Zawsze traktowaliśmy futbol jako sposób opowiadania o świecie. Jako pryzmat. W dyskusjach z tymi, którzy twierdzą, że to tylko sport, potrafimy sięgnąć po argument ostateczny: pokaż jakiekolwiek inne zjawisko popkulturowe, które potrafiło wywołać albo wstrzymać wojnę (Wojna futbolowa między Salwadorem a Hondurasem i 48-godzinne zawieszenie broni podczas konfliktu w Nigerii, gdy w 1967 roku do Lagos na mecz pokazowy przyjechał Pele z Santosem). Pracujemy w mediach od blisko dwóch dekad.
Właściwie od kiedy sięgamy pamięcią, zawsze nas straszyli. Mówili, że papier umiera, że ludzie już nie czytają, bo nie mają na to ani czasu, ani ochoty. Że dziś są przyzwyczajeni do krótkich, szybkich informacji. Z emotikonem na końcu i skandalem w tytule. Nigdy się z tym nie zgadzaliśmy. Projektem „Kopalnia – sztuka futbolu” chcemy pokazać, że dziennikarstwo na wysokim poziomie, bez infantylizmów i uproszczeń ma się wciąż doskonale.
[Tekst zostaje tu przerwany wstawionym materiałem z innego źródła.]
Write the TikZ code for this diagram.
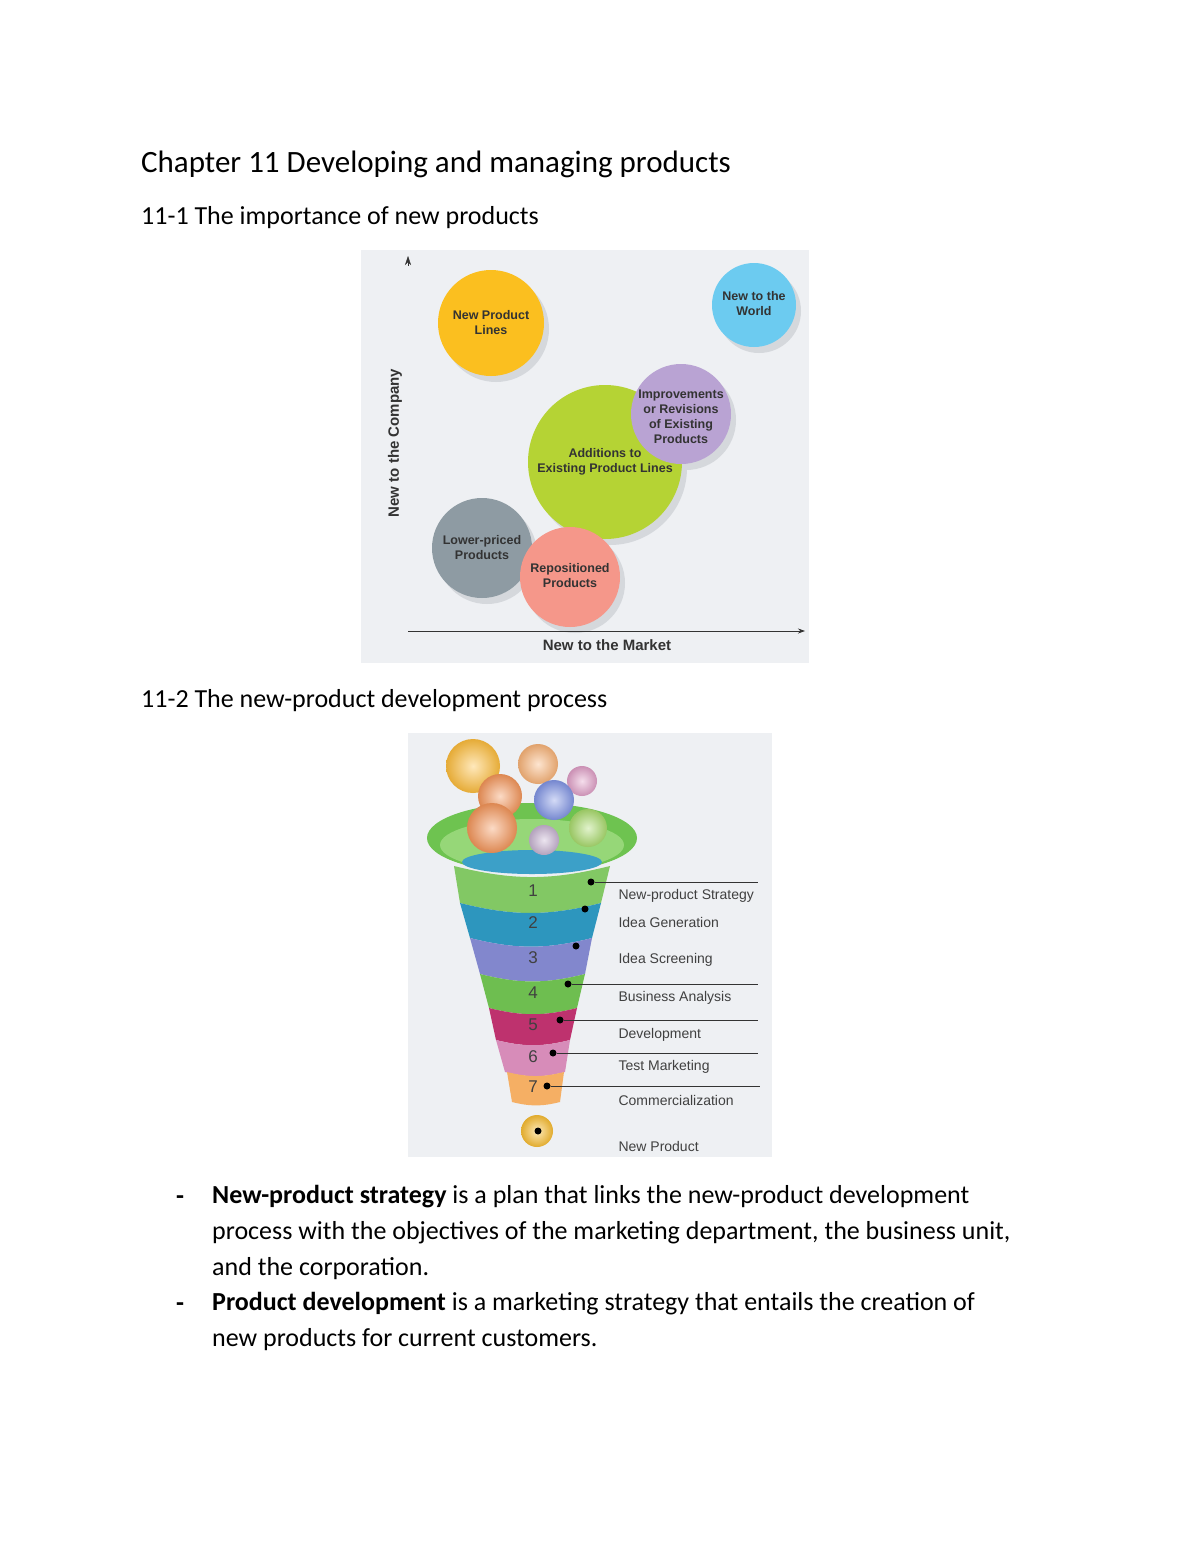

Do tworzenia „Kopalni – sztuki futbolu” zapraszamy najlepszych polskich dziennikarzy sportowych, i nie tylko sportowych. Pisali dla nas autorzy z zagranicy, pisał zdobywca Nagrody Nike i Paszportu Polityki. Dajemy autorom niemal nieograniczoną przestrzeń oraz swobodę w tworzeniu, po czym to pięknie opakowujemy z pomocą wyjątkowo uzdolnionych ilustratorów. To nasz drobny wkład w piękną grę.